Full many a gem of purest ray serene,

 

The dark unfathom’d caves of ocean bear:

 

Full many a flow’r is born to blush unseen,

 

And waste its sweetness on the desert air.

 

Miss Fosdick placed her hand on my shoulder and whispered, “Amazing,” while Miss Acacio looked at me with the sweetest of her smiles.

 

From the San Carlos Rural High School, I moved to the big city for college, only to be stopped by a World War. But nothing could stop me from planting and growing life, imbued with the lessons from San Carlos Rural High School, now Speaker Eugenio Perez National Agricultural School, a college.

 

I went on to become a lawyer and run a transportation company, as well as rereading and, where memory serves, reciting my poems.

 

I went to see Miss Acacio years later, and she struggled trying to remember me.

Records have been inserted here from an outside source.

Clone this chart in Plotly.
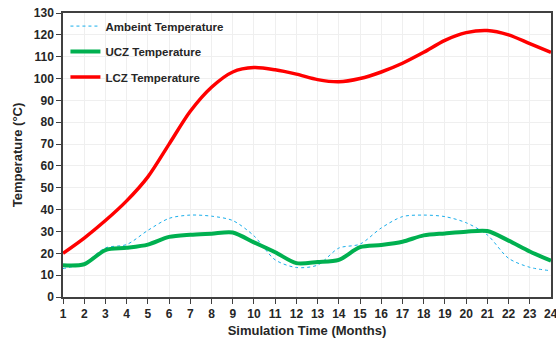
import plotly.graph_objects as go

months = list(range(1, 25))
ambient = [13, 15.5, 22.5, 24, 30.5, 36, 37.5, 37, 35, 28, 17, 13.5, 14.6, 22.4, 24.2, 31.6, 36.8, 37.5, 36.8, 34, 28.4, 17.7, 13.6, 12]
ucz = [14.5, 15, 21.5, 22.5, 24, 27.5, 28.5, 29, 29.5, 25, 20.5, 15.5, 16, 17, 22.8, 23.8, 25.3, 28.2, 29.1, 29.9, 30.2, 25.8, 20.8, 16.6]
lcz = [20, 27, 35, 44, 55, 70, 85, 96, 103, 105, 104, 102, 99.5, 98.5, 100, 103, 107, 112, 117.5, 121, 122, 120, 116, 112]

font = "Liberation Sans"
fig = go.Figure()
fig.add_trace(go.Scatter(x=months, y=ambient, mode="lines", name="Ambeint Temperature",
                         line=dict(color="#19AEEB", width=1, dash="dot", shape="spline", smoothing=0.8),
                         legendgroup="a"))
fig.add_trace(go.Scatter(x=months, y=ucz, mode="lines", name="UCZ Temperature",
                         line=dict(color="#00B050", width=4, shape="spline", smoothing=0.8),
                         legendgroup="b"))
fig.add_trace(go.Scatter(x=months, y=lcz, mode="lines", name="LCZ Temperature",
                         line=dict(color="#FF0000", width=3.5, shape="spline", smoothing=0.8),
                         legendgroup="c"))

fig.add_annotation(x=months[-1], y=0, xref="x", yref="y", text="<b>%d</b>" % months[-1],
                   showarrow=False, yanchor="top", yshift=-8,
                   font=dict(size=12, family=font, color="#262626"))

fig.update_layout(
    width=556, height=347,
    margin=dict(l=63, r=3, t=13, b=50),
    paper_bgcolor="white", plot_bgcolor="white",
    font=dict(family=font, color="#262626"),
    showlegend=True,
    legend=dict(x=0.005, y=1.005, xanchor="left", yanchor="top",
                bgcolor="rgba(0,0,0,0)", tracegroupgap=6.5,
                font=dict(size=11.5, family=font, color="#262626", weight="bold"),
                itemwidth=30),
    xaxis=dict(range=[1, 24], tickmode="array", tickvals=months[:-1], ticktext=[str(m) for m in months[:-1]],
               showgrid=True, gridcolor="#EFEFEF", gridwidth=1,
               showline=True, linecolor="#404040", linewidth=1.5, mirror=True,
               ticks="outside", ticklen=5, tickcolor="#404040",
               tickfont=dict(size=12, family=font, color="#262626", weight="bold"),
               title=dict(text="<b>Simulation Time (Months)</b>", font=dict(size=13, family=font, color="#262626"), standoff=6),
               zeroline=False),
    yaxis=dict(range=[0, 130], dtick=10,
               showgrid=True, gridcolor="#EFEFEF", gridwidth=1,
               showline=True, linecolor="#404040", linewidth=1.5, mirror=True,
               ticks="outside", ticklen=5, tickcolor="#404040",
               tickfont=dict(size=12, family=font, color="#262626", weight="bold"),
               title=dict(text="<b>Temperature (°C)</b>", font=dict(size=13, family=font, color="#262626"), standoff=8),
               zeroline=False),
)
fig.write_html("out.html")
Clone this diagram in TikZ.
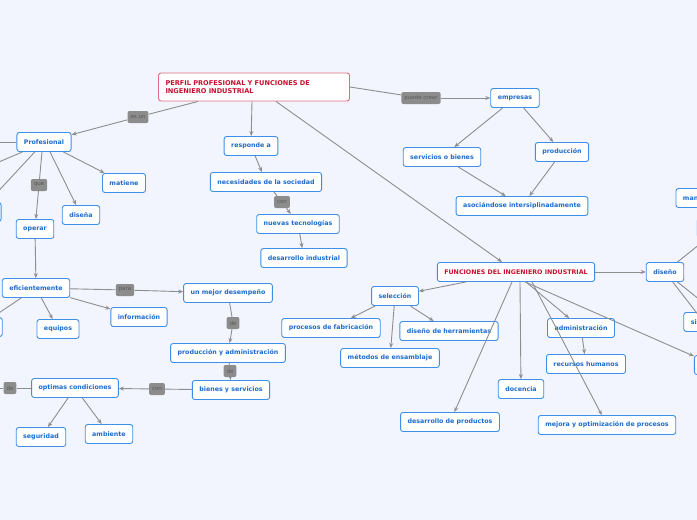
\documentclass[tikz,border=0pt]{standalone}
\usepackage{fontspec}
\setmainfont{DejaVu Sans}
\usetikzlibrary{arrows.meta}
\definecolor{bg}{HTML}{F2F5FD}
\definecolor{bd}{HTML}{3D8FE8}
\definecolor{tx}{HTML}{1B6CCF}
\definecolor{rd}{HTML}{C8102E}
\definecolor{rbd}{HTML}{D9707F}
\definecolor{lg}{HTML}{8C8C8C}
\definecolor{ln}{HTML}{8E8E8E}
\tikzset{
 bx/.style={draw=bd,fill=white,rounded corners=2.5pt,line width=0.9pt,text=tx,font=\fontsize{6.3}{7.5}\selectfont\bfseries,minimum height=19pt,inner xsep=7pt,inner ysep=2pt},
 rt/.style={bx,draw=rbd,text=rd,align=left,minimum width=191pt,minimum height=28pt,text width=177pt,font=\fontsize{6.6}{8}\selectfont\bfseries},
 fn/.style={bx,text=rd},
 lb/.style={fill=lg,rounded corners=2pt,text=black!65,font=\fontsize{5.5}{7}\selectfont,minimum height=12pt,inner xsep=3pt,inner ysep=1pt},
 ar/.style={draw=ln,line width=0.9pt,-{Stealth[length=5pt,width=4pt]}},
 pl/.style={draw=ln,line width=0.9pt}
}
\begin{document}
\begin{tikzpicture}[x=1pt,y=-1pt]
\fill[bg] (0,0) rectangle (697,520);
\useasboundingbox (0,0) rectangle (697,520);
\clip (0,0) rectangle (697,520);
\node[rt] (root) at (254,87) {PERFIL PROFESIONAL Y FUNCIONES DE\\INGENIERO INDUSTRIAL};
\node[bx] (prof) at (44,142) {Profesional};
\node[bx] (mat) at (124,183) {matiene};
\node[bx] (dis) at (81,215) {diseña};
\node[bx] (la) at (-21,212) {planifica};
\node[bx] (op) at (35,229) {operar};
\node[bx] (efi) at (36,288) {eficientemente};
\node[bx] (umd) at (228,293) {un mejor desempeño};
\node[bx] (inf) at (139,317) {información};
\node[bx] (eq) at (58,329) {equipos};
\node[bx] (as) at (-22,327) {maquinas};
\node[bx] (pya) at (228,353) {producción y administración};
\node[bx] (bys) at (231,390) {bienes y servicios};
\node[bx] (opt) at (75,388) {optimas condiciones};
\node[bx] (seg) at (41,437) {seguridad};
\node[bx] (amb) at (109,434) {ambiente};
\coordinate (off1) at (-20,388);
\coordinate (off2) at (-20,142);
\coordinate (off3) at (-20,170);
\node[bx] (resp) at (251,146) {responde a};
\node[bx] (nec) at (266,182) {necesidades de la sociedad};
\node[bx] (nt) at (298,224) {nuevas tecnologías};
\node[bx] (di) at (304,258) {desarrollo industrial};
\node[bx] (emp) at (515,98) {empresas};
\node[bx] (syb) at (442,157) {servicios o bienes};
\node[bx] (prod) at (562,152) {producción};
\node[bx] (aso) at (522,206) {asociándose intersiplinadamente};
\node[fn] (fun) at (516,272) {FUNCIONES DEL INGENIERO INDUSTRIAL};
\node[bx] (dr) at (665,272) {diseño};
\node[bx] (mant) at (710,198) {mantenimiento};
\node[bx] (sr) at (720,228) {sistemas};
\node[bx] (sis) at (712,322) {sistemas de};
\node[bx] (co) at (714,365) {control};
\node[bx] (x7) at (724,396) {calidad};
\node[bx] (sel) at (395,296) {selección};
\node[bx] (pf) at (331,328) {procesos de fabricación};
\node[bx] (dh) at (449,331) {diseño de herramientas};
\node[bx] (me) at (390,358) {métodos de ensamblaje};
\node[bx] (adm) at (581,328) {administración};
\node[bx] (rh) at (586,364) {recursos humanos};
\node[bx] (doc) at (521,389) {docencia};
\node[bx] (dp) at (450,422) {desarrollo de productos};
\node[bx] (mej) at (607,425) {mejora y optimización de procesos};
% labels
\node[lb] (l1) at (138,117) {es un};
\node[lb] (l2) at (39,185) {que};
\node[lb] (l3) at (125,290) {para};
\node[lb] (l4) at (233,323) {de};
\node[lb] (l5) at (230,371) {de};
\node[lb] (l6) at (157,389) {con};
\node[lb] (l7) at (10,388) {de};
\node[lb] (l8) at (282,202) {con};
\node[lb] (l9) at (421,98) {puede crear};
% edges
\draw[pl] (root.south west)++(40,0) -- (l1); \draw[ar] (l1) -- (prof);
\draw[ar] (root.south)++(-2,0) -- (resp);
\draw[ar] (root.south)++(22,0) -- (fun);
\draw[pl] (root.east) -- (l9); \draw[ar] (l9) -- (emp);
\draw[pl] (prof) -- (off2);
\draw[pl] (prof.south west)++(6,0) -- (off3);
\draw[ar] (prof) -- (la);
\draw[pl] (prof.south)++(-2,0) -- (l2); \draw[ar] (l2) -- (op);
\draw[ar] (prof.south)++(6,0) -- (dis);
\draw[ar] (prof) -- (mat);
\draw[ar] (op) -- (efi);
\draw[pl] (efi) -- (l3); \draw[ar] (l3) -- (umd);
\draw[ar] (efi) -- (inf);
\draw[ar] (efi) -- (eq);
\draw[ar] (efi) -- (as);
\draw[pl] (umd) -- (l4); \draw[ar] (l4) -- (pya);
\draw[pl] (pya) -- (l5); \draw[ar] (l5) -- (bys);
\draw[pl] (bys) -- (l6); \draw[ar] (l6) -- (opt);
\draw[pl] (opt) -- (l7); \draw[pl] (l7) -- (off1);
\draw[ar] (opt) -- (seg);
\draw[ar] (opt) -- (amb);
\draw[ar] (resp) -- (nec);
\draw[pl] (nec) -- (l8); \draw[ar] (l8) -- (nt);
\draw[ar] (nt) -- (di);
\draw[ar] (emp) -- (syb);
\draw[ar] (emp) -- (prod);
\draw[ar] (syb) -- (aso);
\draw[ar] (prod) -- (aso);
\draw[ar] (fun) -- (dr);
\draw[ar] (dr) -- (sr);
\draw[pl] (dr) -- (700,300);
\draw[pl] (dr) -- (710,330);
\draw[ar] (fun) -- (sel);
\draw[ar] (sel) -- (pf);
\draw[ar] (sel) -- (dh);
\draw[ar] (sel) -- (me);
\draw[ar] (fun.south)++(-4,0) -- (dp);
\draw[ar] (fun.south)++(4,0) -- (doc);
\draw[ar] (fun.south)++(10,0) -- (adm);
\draw[ar] (adm) -- (rh);
\draw[ar] (fun.south)++(16,0) -- (mej);
\draw[ar] (fun.south east)++(-70,0) -- (co);
\end{tikzpicture}
\end{document}
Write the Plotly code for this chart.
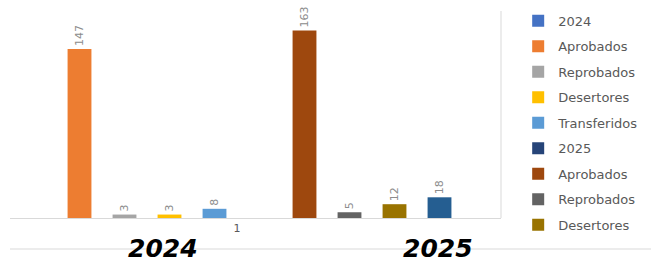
import plotly.graph_objects as go

category = ["1"]
series_names = ["2024", "Aprobados", "Reprobados", "Desertores", "Transferidos",
                "2025", "Aprobados", "Reprobados", "Desertores", "Transferidos"]
series_values = [None, 147, 3, 3, 8, None, 163, 5, 12, 18]
series_colors = ["#4472C4", "#ED7D31", "#A5A5A5", "#FFC000", "#5B9BD5",
                 "#264478", "#9E480E", "#636363", "#997300", "#255E91"]
show_in_legend = [True] * 9 + [False]
year_labels = ["2024", "2025"]

fig = go.Figure()
for i, (name, val, col, sl) in enumerate(zip(series_names, series_values, series_colors, show_in_legend)):
    fig.add_trace(go.Bar(
        x=category, y=[val], name=name, marker_color=col,
        marker_line_width=0,
        text=[val if val is not None else ""], textposition="outside",
        textangle=-90, cliponaxis=False,
        textfont=dict(family="DejaVu Sans", size=11, color="#8c8c8c"),
        showlegend=sl, legendgroup=f"g{i}",
    ))

W, H = 651, 264
L, R, T, B = 10, 150, 11, 46
PW, PH = W - L - R, H - T - B
fig.update_layout(
    width=W, height=H,
    margin=dict(l=L, r=R, t=T, b=B, autoexpand=False),
    paper_bgcolor="white", plot_bgcolor="white",
    barmode="group", bargap=0.1, bargroupgap=0.47,
    font=dict(family="DejaVu Sans", color="#595959"),
    xaxis=dict(range=[-0.454, 0.528], showgrid=False, showline=True,
               linecolor="#d9d9d9", linewidth=1, ticks="", automargin=False,
               tickfont=dict(size=11, color="#595959"), fixedrange=True),
    yaxis=dict(range=[0, 180], visible=False, fixedrange=True),
    legend=dict(x=1.035, xanchor="left", y=1.025, yanchor="top",
                font=dict(size=13, color="#595959"), maxheight=260,
                tracegroupgap=5.6, itemclick=False),
    showlegend=True,
)

# chart right border and lower separator
fig.add_shape(type="line", xref="paper", yref="paper", x0=1.0, x1=1.0, y0=0, y1=1.0,
              line=dict(color="#d9d9d9", width=1))
fig.add_shape(type="line", xref="paper", yref="paper", x0=0, x1=(W - L) / PW,
              y0=-31 / PH, y1=-31 / PH,
              line=dict(color="#d9d9d9", width=1))

for lbl, xp in zip(year_labels, [(163 - L) / PW, (438 - L) / PW]):
    fig.add_annotation(text=lbl, xref="paper", yref="paper", x=xp, y=-30 / PH,
                       showarrow=False, xanchor="center", yanchor="middle",
                       font=dict(family="DejaVu Sans", size=25, color="black",
                                 style="italic", weight="bold"))

fig.write_html("out.html", config={"displayModeBar": False},
               post_script="document.body.style.margin='0';")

But all I needed to do was give an encore of the “Elegy” stanza to brighten her up in vivid recollection.

 

Yet later, I wrote her a letter:

 

Dear Ma’am,

 

Thank you very much for your patience in teaching me to speak and write English, and to appreciate English literature. Although I chose a career different from yours, I’d like you to know that what you taught me has helped me in both earning a living, and enjoying and appreciating living.

 

Thank you again.

 

The addressee gone, the letter remains unsent, but I’ve kept it for my own sake.